The damages include $500,000 in general damages and a further $100,000 in aggravated damages based on alleged “malice of the defendants in publishing words they knew to be untrue, motivated by a wish to make political capital out of an attack on lawyers”.

In February, Newman told reporters that lawyers who defend alleged bikies are “hired guns” who “take money from people who sell drugs to our teenagers and young people”.

“They are part of the machine, part of the criminal gang machine, and they will see, say and do anything to defend their clients, and try and get them off and indeed progress their case,” he said.

Queensland Bar Association president Peter Davis QC immediately slammed Newman’s comments as “misconceived, unfair and objectionable” and demanded a retraction.

Bleijie later defended Newman and said the Premier was responding to a specific question. Hannay Lawyers, which has offices in Brisbane and the Gold Coast, has claimed that the comments were clearly in reference to the firm.
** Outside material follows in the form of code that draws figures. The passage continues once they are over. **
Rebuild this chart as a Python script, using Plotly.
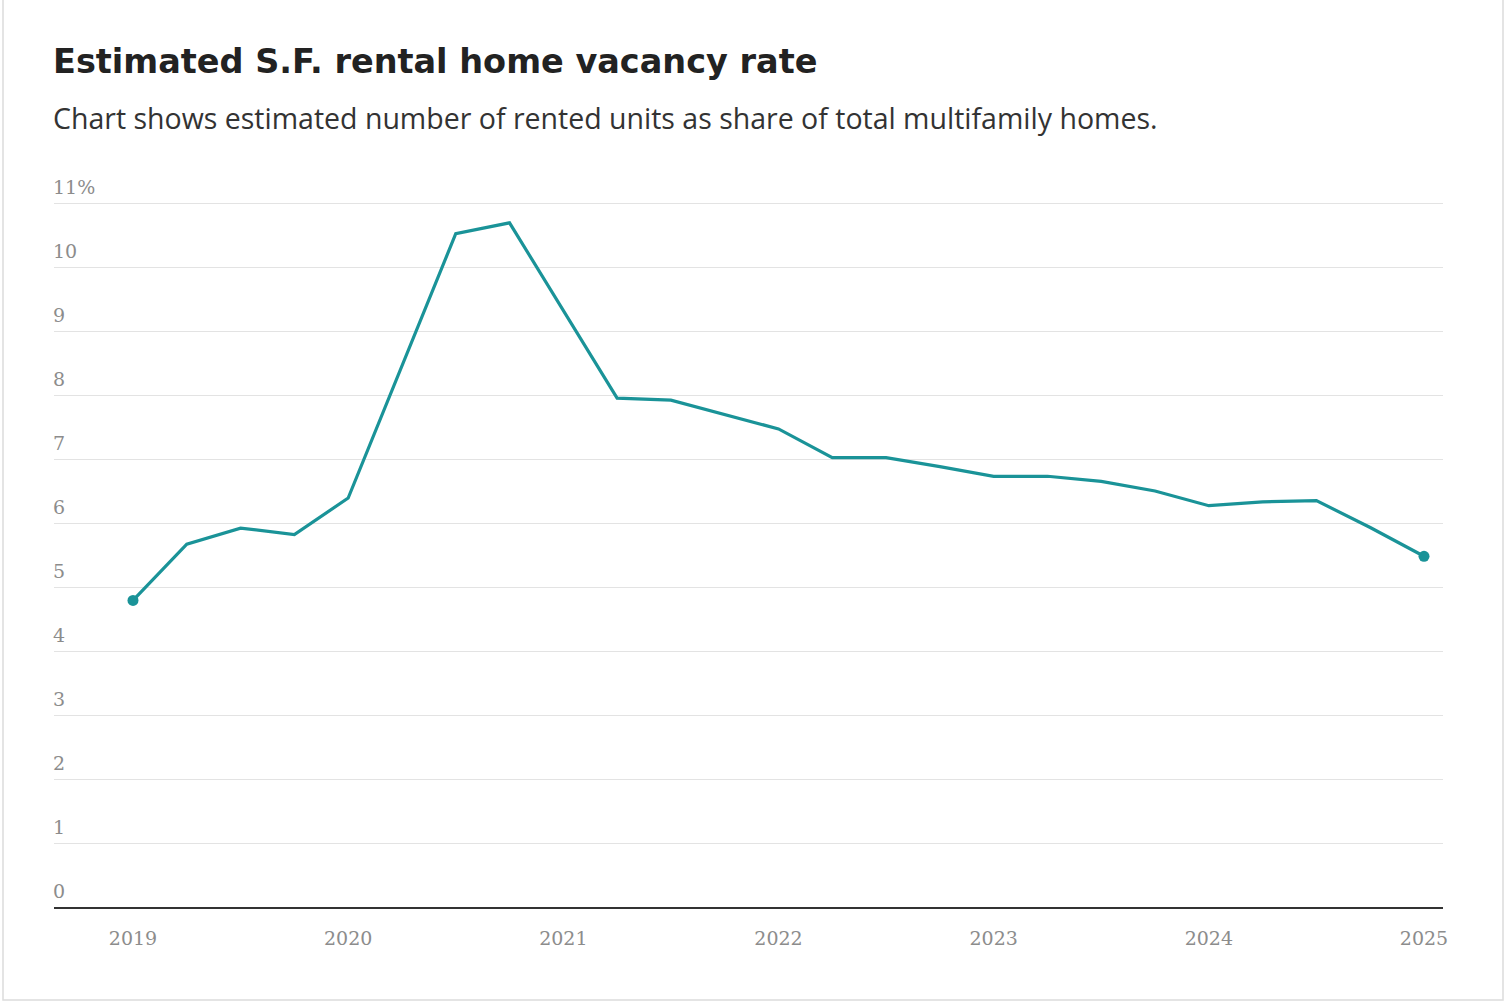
import plotly.graph_objects as go

# Data: quarterly estimates, 2019 Q1 .. 2025 Q1
quarters = [2019 + i * 0.25 for i in range(25)]
vacancy = [4.79, 5.67, 5.92, 5.82, 6.39, 8.45, 10.52, 10.69, 9.33, 7.95,
           7.92, 7.70, 7.47, 7.02, 7.02, 6.88, 6.73, 6.73, 6.65, 6.50,
           6.27, 6.33, 6.35, 5.93, 5.48]
year_ticks = [2019, 2020, 2021, 2022, 2023, 2024, 2025]
y_ticks = [0, 1, 2, 3, 4, 5, 6, 7, 8, 9, 10, 11]
y_labels = ["0", "1", "2", "3", "4", "5", "6", "7", "8", "9", "10", "11%"]

title = "Estimated S.F. rental home vacancy rate"
subtitle = "Chart shows estimated number of rented units as share of total multifamily homes."

W, H = 1508, 1008
ML, MR, MT, MB = 54, 65, 193, 101
PW = W - ML - MR
PH = H - MT - MB
Y_TOP = 11 * (H - MB - MT) / (H - MB - 203)  # extend range so 11 gridline shows at px 203

def px_x(px):
    return (px - ML) / PW

def px_y(py):
    return (H - MB - py) / PH

LINE = "#1a9398"
TICK_FONT = dict(family="DejaVu Serif", size=19, color="#8c8c8c")

fig = go.Figure()
fig.add_trace(go.Scatter(
    x=quarters, y=vacancy, mode="lines",
    line=dict(color=LINE, width=3.2), hoverinfo="skip", showlegend=False))
fig.add_trace(go.Scatter(
    x=[quarters[0], quarters[-1]], y=[vacancy[0], vacancy[-1]], mode="markers",
    marker=dict(color=LINE, size=11), hoverinfo="skip", showlegend=False))

annotations = []
for v, lab in zip(y_ticks, y_labels):
    annotations.append(dict(
        x=0, xref="paper", y=v, yref="y", text=lab, showarrow=False,
        xanchor="left", yanchor="bottom", yshift=3, xshift=-3, font=TICK_FONT))

annotations.append(dict(
    x=px_x(54), xref="paper", y=px_y(61), yref="paper", text="<b>" + title + "</b>",
    showarrow=False, xanchor="left", yanchor="middle", xshift=-3,
    font=dict(family="DejaVu Sans", size=33.5, color="#222222")))
annotations.append(dict(
    x=px_x(54), xref="paper", y=px_y(118), yref="paper", text=subtitle,
    showarrow=False, xanchor="left", yanchor="middle", xshift=-3,
    font=dict(family="Open Sans", size=28.5, color="#333333")))

shapes = [
    dict(type="rect", xref="paper", yref="paper",
         x0=px_x(3), x1=px_x(1503), y0=px_y(1000), y1=px_y(-20),
         line=dict(color="#dcdcdc", width=1.5), fillcolor="rgba(0,0,0,0)", layer="below"),
]

fig.update_layout(
    width=W, height=H,
    margin=dict(l=ML, r=MR, t=MT, b=MB),
    paper_bgcolor="white", plot_bgcolor="white",
    annotations=annotations, shapes=shapes,
    xaxis=dict(
        range=[2019 - 79 / 215.17, 2025 + 19 / 215.17],
        tickvals=year_ticks, ticktext=[str(y) for y in year_ticks],
        showgrid=False, zeroline=False, ticks="",
        showline=True, linecolor="#333333", linewidth=2,
        tickfont=TICK_FONT, ticklabelstandoff=13, fixedrange=True),
    yaxis=dict(
        range=[0, Y_TOP], tickvals=y_ticks, showticklabels=False,
        showgrid=True, gridcolor="#e3e3e3", gridwidth=1,
        zeroline=False, showline=False, fixedrange=True),
)

fig.write_html("out.html")
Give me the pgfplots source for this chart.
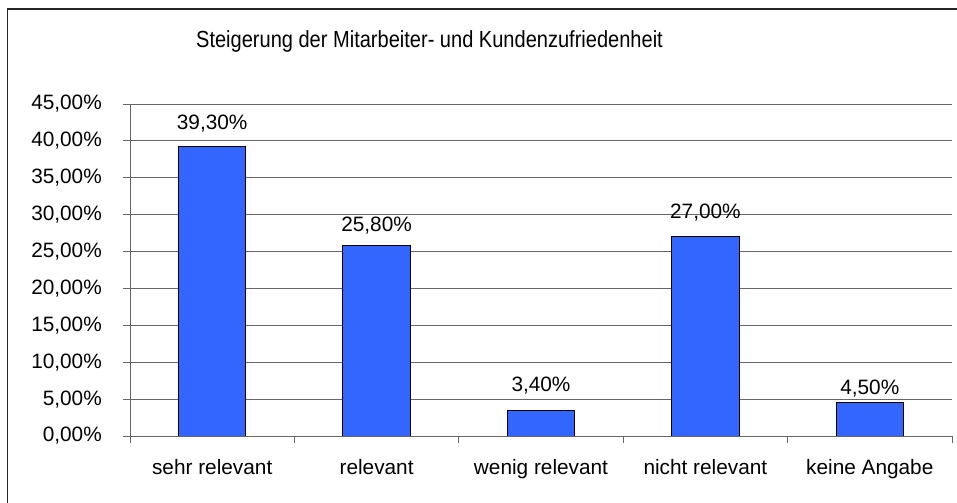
\documentclass[border=0pt]{standalone}
\usepackage{pgfplots}
\pgfplotsset{compat=1.18}
\usepackage{fontspec}
\setmainfont{Liberation Sans}
\newfontfamily\titlefont[FakeStretch=0.86]{Liberation Sans}
\definecolor{barblue}{HTML}{3366FF}
\definecolor{gridgray}{HTML}{666666}
\pgfkeys{/pgf/number format/assume math mode=true}
\begin{document}
\begin{tikzpicture}
\useasboundingbox (0,0) rectangle (957bp,503bp);
\clip (0,0) rectangle (957bp,503bp);
\fill[white] (0,0) rectangle (957bp,503bp);
\draw[line width=1.5bp, black!85] (7.5bp,-10bp) -- (7.5bp,494bp) -- (970bp,494bp);
\node[anchor=base, inner sep=0pt, font=\titlefont\fontsize{23.3bp}{28bp}\selectfont] at (429.5bp,455bp) {Steigerung der Mitarbeiter- und Kundenzufriedenheit};
\begin{axis}[
  at={(130bp,67bp)}, anchor=south west,
  width=822bp, height=332bp, scale only axis,
  xmin=-0.5, xmax=4.5, ymin=0, ymax=45,
  axis lines=left,
  axis line style={-, gridgray, line width=0.8bp},
  xtick={-0.5,0.5,1.5,2.5,3.5,4.5},
  xticklabels={},
  extra x ticks={0,1,2,3,4},
  extra x tick labels={sehr relevant, relevant, wenig relevant, nicht relevant, keine Angabe},
  extra x tick style={major tick length=0pt, grid=none},
  ytick={0,5,...,45},
  ymajorgrids,
  major grid style={gridgray, line width=0.8bp},
  tick align=outside, major tick length=7bp,
  tick style={gridgray, line width=0.8bp},
  yticklabel={\pgfmathprintnumber[fixed,fixed zerofill,precision=2,use comma]{\tick}\%},
  ticklabel style={font=\fontsize{20.8bp}{24bp}\selectfont, text=black},
  yticklabel style={anchor=east, inner sep=0pt, xshift=-21bp},
  xticklabel style={anchor=base, inner sep=0pt, yshift=-38bp},
]
\addplot[ybar, bar width=0.41, fill=barblue, draw=black, line width=1bp,
  nodes near coords={\pgfmathprintnumber[fixed,fixed zerofill,precision=2,use comma]{\pgfplotspointmeta}\%},
  visualization depends on={value \thisrow{off} \as \off},
  every node near coord/.append style={anchor=base, inner sep=0pt, yshift=\off bp, font=\fontsize{20.8bp}{24bp}\selectfont, text=black}
] table {
x y off
0 39.3 17
1 25.8 14
2 3.4 19
3 27.0 18
4 4.5 8
};
\end{axis}
\end{tikzpicture}
\end{document}
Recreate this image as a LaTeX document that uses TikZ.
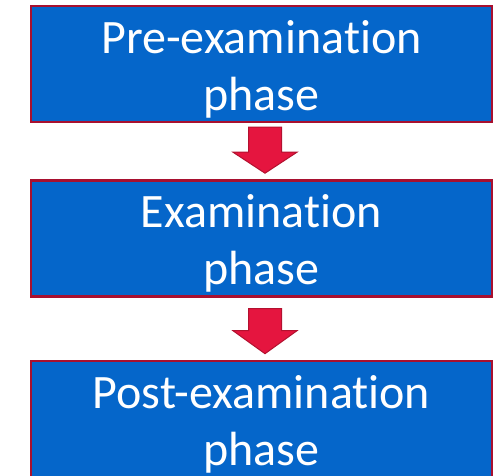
\documentclass[tikz,border=0pt]{standalone}
\usepackage{fontspec}
\setmainfont[Ligatures=NoCommon]{Carlito}
\usetikzlibrary{calc}

\definecolor{phaseblue}{HTML}{0566CA}
\definecolor{phaseedge}{HTML}{A8102F}
\definecolor{arrowfill}{HTML}{E5153F}
\definecolor{arrowedge}{HTML}{B3112F}

\tikzset{
  phasebox/.style={draw=phaseedge, line width=2.4pt, fill=phaseblue,
    minimum width=461pt, minimum height=116pt, inner sep=0pt},
  phasetext/.style={text=white, align=center, inner sep=0pt,
    font=\fontsize{48}{57}\selectfont},
  flowarrow/.style={fill=arrowfill, draw=arrowedge, line width=1pt,
    line join=miter}
}

\begin{document}
\begin{tikzpicture}[x=1pt, y=-1pt]
  \useasboundingbox (0,0) rectangle (496,475);
  \clip (0,0) rectangle (496,475);

  % the three phase boxes
  \node[phasebox] (b1) at (261.5,64) {};
  \node[phasebox] (b2) at (261.5,238.5) {};
  \node[phasebox] (b3) at (261.5,419) {};

  % their captions, set a little below each box centre
  \node[phasetext] (t1) at ($(b1.center)+(0,5)$) {Pre-examination\\phase};
  \node[phasetext] (t2) at ($(b2.center)+(0,5)$) {Examination\\phase};
  \node[phasetext] (t3) at ($(b3.center)+(0,5)$) {Post-examination\\phase};

  % block arrows between the boxes
  \coordinate (a1) at ($(b1.south)+(3.5,4)$);
  \coordinate (a2) at ($(b2.south)+(3.5,11)$);

  \draw[flowarrow] (a1) ++(-16.5,0) -- ++(33,0) -- ++(0,25) -- ++(15.5,0)
    -- ++(-32,21) -- ++(-32,-21) -- ++(15.5,0) -- cycle;
  \draw[flowarrow] (a2) ++(-16.5,0) -- ++(33,0) -- ++(0,22) -- ++(15.5,0)
    -- ++(-32,23) -- ++(-32,-23) -- ++(15.5,0) -- cycle;
\end{tikzpicture}
\end{document}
Last night (1 April) Queensland Opposition leader Annastacia Palaszczuk moved a no-confidence motion against Bleijie in State Parliament, claiming the Attorney-General did not have the respect of the legal profession.

She accused Bleijie of starting his term as “a laughing stock with the legal profession”, the ABC reports.

“His reputation rapidly declined from that point,” she added.

Palaszczuk cited what she described as “legislative failures”, which included the controversial bikie laws. She also referred to Bleijie’s feud with Court of Appeal president Margaret McMurdo.

“The actions of the Attorney-General ... have been so lacking in the standards one might expect of the first law officer of this State that this action has become necessary.”

The motion to remove Bleijie as Queensland Attorney-General was defeated.